Прекрасная вокальная кульминация, которую композитор так чувствительно урезал, к счастью, не единственный яркий лирический момент у юных влюбленных. В последнем акте Фентон — с тенором нельзя было не считаться — вознаграждается волшебной ариеттой, а Нанетта — ведущей ролью Королевы фей, и тут уж наконец на сцене в обилии появляется все то, что публика так любит в опере. После всех взаимных хитростей и обманов, весело улаженных конфликтов появляется, наконец, то, что как идея было высказано Верди в самых первых обменах мнениями о будущей опере: комическая фуга.
Он, конечно же, снова задавал себе привычный вопрос: «Будет ли это иметь желаемое воздействие? Не знаю…» Но в этом произведении он, видимо, стремился к чему-то иному, чем просто воздействие на публику в обычном смысле, хотя свое стремление к нему он вряд ли когда-нибудь стал отрицать. Во время работы Верди очень часто отмечал, что пишет все к своему собственному удовольствию, чтобы скоротать время, и в этом есть толика истины. С привычной точностью он подчеркивает самое существенное в письме, адресованном Беллегу в день премьеры: «Жаль, что сегодня вечером вы будете отсутствовать. Но может быть, Вы от этого только выиграете! Сегодня вечером идет «Фальстаф»… Не знаю, смогли я найти веселую ноту, нужную и прежде всего правдивую ноту. О горе! Сегодня в музыке делают очень красивые вещи, и в определенном отношении наблюдается настоящий прогресс (если не перехватывают через край)… Но в общем и целом не будем говорить о политике!»

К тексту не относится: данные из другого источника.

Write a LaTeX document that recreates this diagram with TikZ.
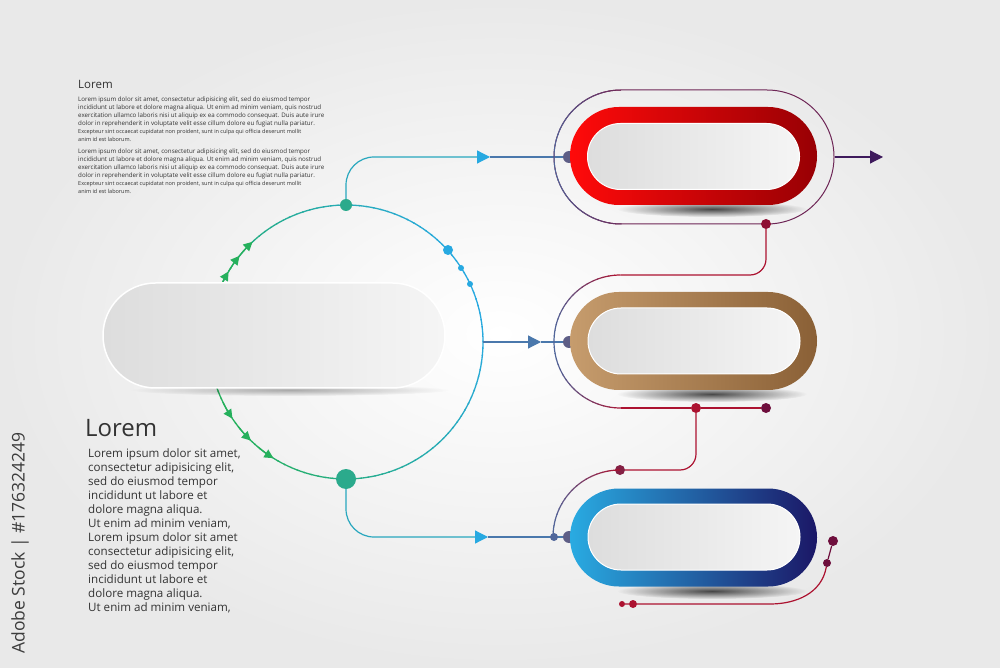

Фуга, которой завершается «Фальстаф», является публичным выражением веры в правду вокальной, звучащей полифонии. Она содержит в себе некую мудрость собственного, «домашнего» изготовления. Не относил ли Верди ее с полным сознанием к самому себе, к славному завершению своего творческого пути на поприще музыкального драматурга? Это почти то же, что и известная пословица «Хорошо смеется тот, кто смеется последним». Только смысловое ударение во второй части фразы не на слово «последним», а на «смеется»: «Хорошо смеется, кто напоследок смеется».
Заветы потомкам
«Если публика не ломится у входа, чтобы услышать что-то новое, это уже провал», — писал восьмидесятипятилетний Верди Бойто после торжественного исполнения его «Четырех духовных пьес» в миланской «Скале», когда в зале остались незанятые места. «Дружелюбные аплодисменты и учтивые рецензии в прессе о «великом старце» не способны примирить меня с этим. Нет, нет! Никакой учтивости, никакого сочувствия! Уж лучше быть просто освистанным!» Правда, при исполнении «Le Laudi alia Virgine Maria» зал потребовал da саpo[292], что весьма лестно свидетельствует об интеллигентности миланской публики и ее готовности принять художественное творение.
Верди имел право говорить: «Я верю во вдохновение». Оно никогда не изменяло ему, когда он брался за творческий труд. Он так же твердо верил в то, что люди, имеющие уши, чтобы слышать, и открытые сердца, чтобы чувствовать ближнего, способны и готовы воспринять его музыку. Именно для этих людей писал он, и если не было желаемого воздействия, он был достаточно велик, чтобы взять вину за это на себя. В противоположность полному доверию, которое он питал к суждению непредвзятой публики, он глубоко не доверял профессионалам, прессе, эстетам. Он слишком хорошо знал, сколь ограничены их знания, как сильно отягощены они предубеждениями, насколько проблематична их способность непредвзято отдаться непосредственным впечатлениям.